Let's find the second derivative from $f'(x) = 2\sin(4x)$:
$f''(x) = 2 \cos(4x) \cdot 4$
$f''(x) = 8\cos(4x)$

Now, we find where $f''(x) = 0$ (where the curve might switch its bend):
$8\cos(4x) = 0 \Rightarrow \cos(4x) = 0$.
For $\cos(\text{anything}) = 0$, that "anything" must be $\pi/2, 3\pi/2, 5\pi/2, 7\pi/2, \dots$
Again, since $x \in [0, \pi]$, we look at $4x$:
$4x = \pi/2 \Rightarrow x = \pi/8$
$4x = 3\pi/2 \Rightarrow x = 3\pi/8$
$4x = 5\pi/2 \Rightarrow x = 5\pi/8$
$4x = 7\pi/2 \Rightarrow x = 7\pi/8$
These points ($\pi/8, 3\pi/8, 5\pi/8, 7\pi/8$) divide our interval into new sections. Let's check the curve in each section:
* **$[0, \pi/8]$:** Let's pick $x = \pi/16$. $f''(\pi/16) = 8\cos(4 \cdot \pi/16) = 8\cos(\pi/4) = 8(\sqrt{2}/2) = 4\sqrt{2}$. It's positive! So $f(x)$ is **concave up** here.
* **$[\pi/8, 3\pi/8]$:** Let's pick $x = \pi/4$. $f''(\pi/4) = 8\cos(4 \cdot \pi/4) = 8\cos(\pi) = 8(-1) = -8$. It's negative!
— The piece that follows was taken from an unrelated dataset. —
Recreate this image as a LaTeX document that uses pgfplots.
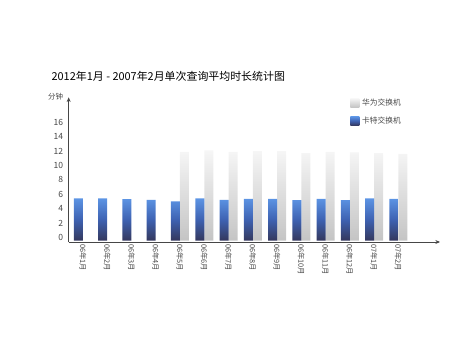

So $f(x)$ is **concave down** here.
* **$[3\pi/8, 5\pi/8]$:** Let's pick $x = \pi/2$. $f''(\pi/2) = 8\cos(4 \cdot \pi/2) = 8\cos(2\pi) = 8(1) = 8$. It's positive! So $f(x)$ is **concave up** here.
* **$[5\pi/8, 7\pi/8]$:** Let's pick $x = 3\pi/4$. $f''(3\pi/4) = 8\cos(4 \cdot 3\pi/4) = 8\cos(3\pi) = 8(-1) = -8$. It's negative! So $f(x)$ is **concave down** here.
* **$[7\pi/8, \pi]$:** Let's pick $x = 15\pi/16$. $f''(15\pi/16) = 8\cos(4 \cdot 15\pi/16) = 8\cos(15\pi/4) = 8\cos(4\pi - \pi/4) = 8(\sqrt{2}/2) = 4\sqrt{2}$. It's positive! So $f(x)$ is **concave up** here.

**Step 3: Finding inflection points**
These are the special points where the graph switches from curving like a smile to a frown, or vice-versa. This happens at the points where $f''(x) = 0$ AND the concavity actually changes.
From our check above, the concavity changed at every point where $f''(x)=0$.
So, the x-coordinates of the inflection points are: $x = \pi/8, 3\pi/8, 5\pi/8, 7\pi/8$.

And that's how we figure out all the ups, downs, and curves of the graph! It's super cool to see how these math tools help us understand what a graph looks like without even drawing it first!